Noch mal zu dieser kulturellen Kodierung des Wahren Kerns des Menschen: Dieses Wahre schließt beim Menschen natürlich das Göttliche mit ein. Wie wir wissen, sind wir ja das Ebenbild Gottes. Dies war der zweite Aspekt, der die Künstler zu Beginn der Moderne an den Masken der indigenen Naturvölker faszinierte: Die Ahnenmaske als sakrales Objekt bringt die einzelne Identität zum Verschwinden. Das Überindividuelle, Göttliche scheint auf und tritt mit dem Menschen in Dialog. Im Tragen der Ahnenmaske wird der in den Kult eingeweihte Mensch den Göttern gleich, als überindividuelles Wesen den Geistern ebenbürtig.
Dieser Aspekt der Suche nach dem Überindividuellen ist in der Kunst Anne Altweins nicht zu übersehen. Er spiegelt sich in den Werktiteln, die da heißen die Nachbarin, der Kellner, die Botschafterin, Freifrau, Kind und Tier, Tier und Mensch, Frau und Tier, kleine Frau, Hund, Katze, oder gar Fülle, Erwartung. Gralssucher, Schicksalsgöttinnen, Odins Raben, Aphrodite – es sind zum Teil mythologische, in jedem Fall aber archetypische Gestalten, die Anne Altweins Kunst zum Vorschein bringt. Es sind Abstrakta wie Fülle, Erwartung, Schüchternheit, das Lauernde. Der Kellner hinter mir hat so große Ohren, weil Anne Altwein diesen Berufsstand im Verdacht hat, Informationen aufzuschnappen, zu sammeln, und eventuell wieder auszuspucken. So auch die Nachbarin, die den Mund verkneifen muss, damit die Gerüchte nicht aus ihr heraussprudeln.

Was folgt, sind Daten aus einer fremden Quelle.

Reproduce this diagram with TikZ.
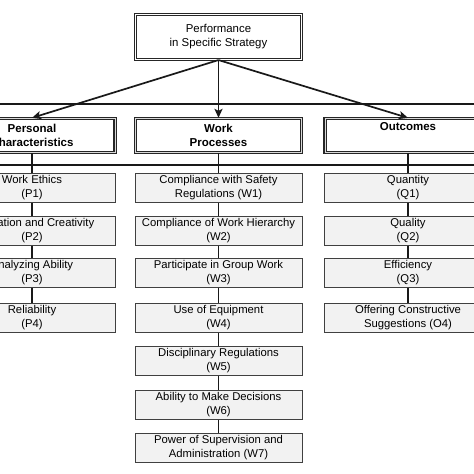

Es sind dreidimensionale Objekte, in denen Anne Altwein uns diese Inhalte präsentiert. Eine sehr alte Anforderung an diese Kunst ist ihre „Vielansichtigkeit“: Aus jedem Blickwinkel muss ein neuer, überraschender Aspekt der Gesamtfigur hervortreten. (Insbesondere in der Brunnengestaltung des Barock war das natürlich ganz wichtig, daß ein Werk praktisch nur Vorderansichten hat.) Nur Vorderansichten haben Annes Köpfe meist nicht. Es ist dennoch sehr wichtig, um die Skulpturen herumzugehen, insbesondere natürlich bei den Doppelfiguren wie Tier und Mensch oder Kind und Tier. Aber auch bei den ‚einfachen’ Köpfen, denn aus jeder Perspektive erscheint ein anderer Gemütszustand der Figur. Die Linearität der Zeit wird außer Kraft gesetzt. Verschiedene Momentaufnahmen finden sich in einem Gesicht überlagert. Wie ich schon sagte: In der Wahrheit des Seins verschmelzen Vergangenheit und Zukunft.
Vielen Dank für Ihre Aufmerksamkeit.